>> begin
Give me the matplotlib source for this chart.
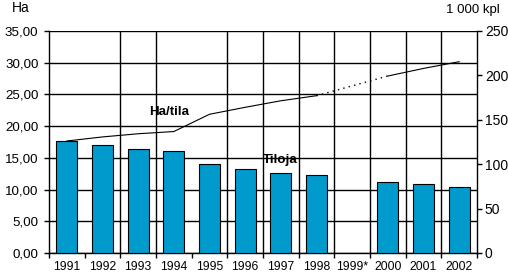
>> end
>> begin
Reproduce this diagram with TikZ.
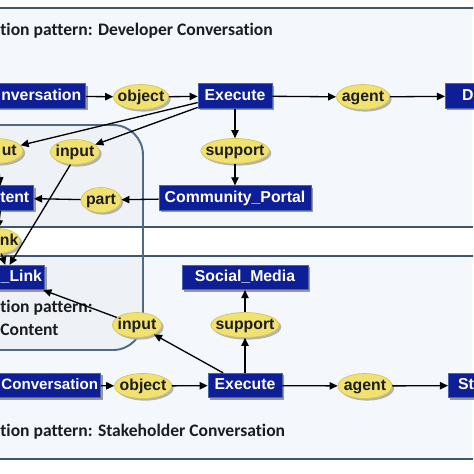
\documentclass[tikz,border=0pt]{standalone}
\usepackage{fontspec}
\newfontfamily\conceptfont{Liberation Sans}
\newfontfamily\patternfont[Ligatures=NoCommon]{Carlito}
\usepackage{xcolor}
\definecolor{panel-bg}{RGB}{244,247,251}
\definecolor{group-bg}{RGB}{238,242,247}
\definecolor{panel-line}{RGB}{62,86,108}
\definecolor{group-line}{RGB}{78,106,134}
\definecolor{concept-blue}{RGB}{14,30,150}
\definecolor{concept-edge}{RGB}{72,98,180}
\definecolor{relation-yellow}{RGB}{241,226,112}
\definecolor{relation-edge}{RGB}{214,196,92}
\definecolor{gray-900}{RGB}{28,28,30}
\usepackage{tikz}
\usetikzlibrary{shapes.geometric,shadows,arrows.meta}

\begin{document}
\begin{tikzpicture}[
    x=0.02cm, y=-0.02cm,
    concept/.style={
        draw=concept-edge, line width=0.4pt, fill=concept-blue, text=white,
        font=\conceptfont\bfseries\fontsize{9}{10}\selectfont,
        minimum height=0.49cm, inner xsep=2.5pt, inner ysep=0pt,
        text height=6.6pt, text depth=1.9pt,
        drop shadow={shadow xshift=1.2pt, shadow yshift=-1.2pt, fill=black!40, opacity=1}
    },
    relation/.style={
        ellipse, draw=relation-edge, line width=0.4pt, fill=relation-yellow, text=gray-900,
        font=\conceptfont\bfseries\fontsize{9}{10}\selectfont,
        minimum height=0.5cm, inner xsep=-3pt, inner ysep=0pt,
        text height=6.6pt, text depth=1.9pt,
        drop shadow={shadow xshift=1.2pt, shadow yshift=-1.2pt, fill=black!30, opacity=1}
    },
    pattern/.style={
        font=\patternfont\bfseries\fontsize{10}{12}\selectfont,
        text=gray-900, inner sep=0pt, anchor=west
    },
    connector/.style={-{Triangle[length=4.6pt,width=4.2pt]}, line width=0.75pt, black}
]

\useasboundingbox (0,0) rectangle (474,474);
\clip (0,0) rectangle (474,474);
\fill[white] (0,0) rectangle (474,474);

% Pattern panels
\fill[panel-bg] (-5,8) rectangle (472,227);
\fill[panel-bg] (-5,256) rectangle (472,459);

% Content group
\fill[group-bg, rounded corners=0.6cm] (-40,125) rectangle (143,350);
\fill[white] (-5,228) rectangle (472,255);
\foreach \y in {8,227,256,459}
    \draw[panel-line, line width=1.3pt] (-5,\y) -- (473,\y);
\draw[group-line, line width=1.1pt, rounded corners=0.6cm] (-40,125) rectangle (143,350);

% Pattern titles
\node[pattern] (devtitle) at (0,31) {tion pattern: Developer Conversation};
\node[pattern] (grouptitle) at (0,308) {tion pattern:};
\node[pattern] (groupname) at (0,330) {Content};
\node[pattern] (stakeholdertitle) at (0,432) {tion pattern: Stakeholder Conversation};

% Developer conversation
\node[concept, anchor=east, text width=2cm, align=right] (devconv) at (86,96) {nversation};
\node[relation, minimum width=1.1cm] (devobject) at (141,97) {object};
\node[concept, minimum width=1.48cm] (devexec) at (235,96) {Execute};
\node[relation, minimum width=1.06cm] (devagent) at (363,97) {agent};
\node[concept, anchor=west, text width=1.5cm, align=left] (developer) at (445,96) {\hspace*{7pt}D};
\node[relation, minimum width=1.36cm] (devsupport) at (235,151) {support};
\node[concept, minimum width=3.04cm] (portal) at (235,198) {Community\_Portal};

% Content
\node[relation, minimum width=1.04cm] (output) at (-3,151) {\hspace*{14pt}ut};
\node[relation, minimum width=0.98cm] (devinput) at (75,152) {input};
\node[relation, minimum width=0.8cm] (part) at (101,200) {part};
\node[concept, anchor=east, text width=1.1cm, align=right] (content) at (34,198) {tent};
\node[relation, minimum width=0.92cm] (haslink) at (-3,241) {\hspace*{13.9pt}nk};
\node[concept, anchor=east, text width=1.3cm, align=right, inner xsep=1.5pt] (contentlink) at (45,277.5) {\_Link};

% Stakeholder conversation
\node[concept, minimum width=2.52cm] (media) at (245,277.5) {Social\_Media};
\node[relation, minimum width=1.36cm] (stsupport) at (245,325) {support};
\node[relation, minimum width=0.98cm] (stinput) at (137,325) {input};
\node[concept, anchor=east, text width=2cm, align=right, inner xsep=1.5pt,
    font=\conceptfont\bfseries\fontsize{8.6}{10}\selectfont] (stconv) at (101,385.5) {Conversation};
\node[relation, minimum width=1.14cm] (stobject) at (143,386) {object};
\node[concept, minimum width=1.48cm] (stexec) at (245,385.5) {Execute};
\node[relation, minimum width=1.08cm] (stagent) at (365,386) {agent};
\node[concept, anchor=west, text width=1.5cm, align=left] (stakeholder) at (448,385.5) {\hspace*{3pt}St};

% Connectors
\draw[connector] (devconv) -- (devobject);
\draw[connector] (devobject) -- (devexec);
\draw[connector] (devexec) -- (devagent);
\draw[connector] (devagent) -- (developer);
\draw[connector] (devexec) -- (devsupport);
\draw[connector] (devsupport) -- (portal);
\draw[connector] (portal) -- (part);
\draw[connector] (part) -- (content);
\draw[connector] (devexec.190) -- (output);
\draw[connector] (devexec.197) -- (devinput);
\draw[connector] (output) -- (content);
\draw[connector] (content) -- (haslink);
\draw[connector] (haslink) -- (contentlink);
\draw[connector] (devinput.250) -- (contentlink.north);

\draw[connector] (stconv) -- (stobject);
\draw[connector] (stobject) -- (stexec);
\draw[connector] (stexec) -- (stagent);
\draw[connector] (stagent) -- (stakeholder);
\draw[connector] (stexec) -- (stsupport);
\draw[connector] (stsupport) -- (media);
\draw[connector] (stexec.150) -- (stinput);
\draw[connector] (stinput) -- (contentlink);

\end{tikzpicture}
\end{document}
>> end
[Your instructions]
Above are records with pictures. Reproduce exactly only the lines from the line with "Reproduce this diagram with TikZ." through the line with "(-5,256) rectangle (472,459);", both ends included, and leave the pictures out.

[Worked answer]
Reproduce this diagram with TikZ.
\documentclass[tikz,border=0pt]{standalone}
\usepackage{fontspec}
\newfontfamily\conceptfont{Liberation Sans}
\newfontfamily\patternfont[Ligatures=NoCommon]{Carlito}
\usepackage{xcolor}
\definecolor{panel-bg}{RGB}{244,247,251}
\definecolor{group-bg}{RGB}{238,242,247}
\definecolor{panel-line}{RGB}{62,86,108}
\definecolor{group-line}{RGB}{78,106,134}
\definecolor{concept-blue}{RGB}{14,30,150}
\definecolor{concept-edge}{RGB}{72,98,180}
\definecolor{relation-yellow}{RGB}{241,226,112}
\definecolor{relation-edge}{RGB}{214,196,92}
\definecolor{gray-900}{RGB}{28,28,30}
\usepackage{tikz}
\usetikzlibrary{shapes.geometric,shadows,arrows.meta}

\begin{document}
\begin{tikzpicture}[
    x=0.02cm, y=-0.02cm,
    concept/.style={
        draw=concept-edge, line width=0.4pt, fill=concept-blue, text=white,
        font=\conceptfont\bfseries\fontsize{9}{10}\selectfont,
        minimum height=0.49cm, inner xsep=2.5pt, inner ysep=0pt,
        text height=6.6pt, text depth=1.9pt,
        drop shadow={shadow xshift=1.2pt, shadow yshift=-1.2pt, fill=black!40, opacity=1}
    },
    relation/.style={
        ellipse, draw=relation-edge, line width=0.4pt, fill=relation-yellow, text=gray-900,
        font=\conceptfont\bfseries\fontsize{9}{10}\selectfont,
        minimum height=0.5cm, inner xsep=-3pt, inner ysep=0pt,
        text height=6.6pt, text depth=1.9pt,
        drop shadow={shadow xshift=1.2pt, shadow yshift=-1.2pt, fill=black!30, opacity=1}
    },
    pattern/.style={
        font=\patternfont\bfseries\fontsize{10}{12}\selectfont,
        text=gray-900, inner sep=0pt, anchor=west
    },
    connector/.style={-{Triangle[length=4.6pt,width=4.2pt]}, line width=0.75pt, black}
]

\useasboundingbox (0,0) rectangle (474,474);
\clip (0,0) rectangle (474,474);
\fill[white] (0,0) rectangle (474,474);

% Pattern panels
\fill[panel-bg] (-5,8) rectangle (472,227);
\fill[panel-bg] (-5,256) rectangle (472,459);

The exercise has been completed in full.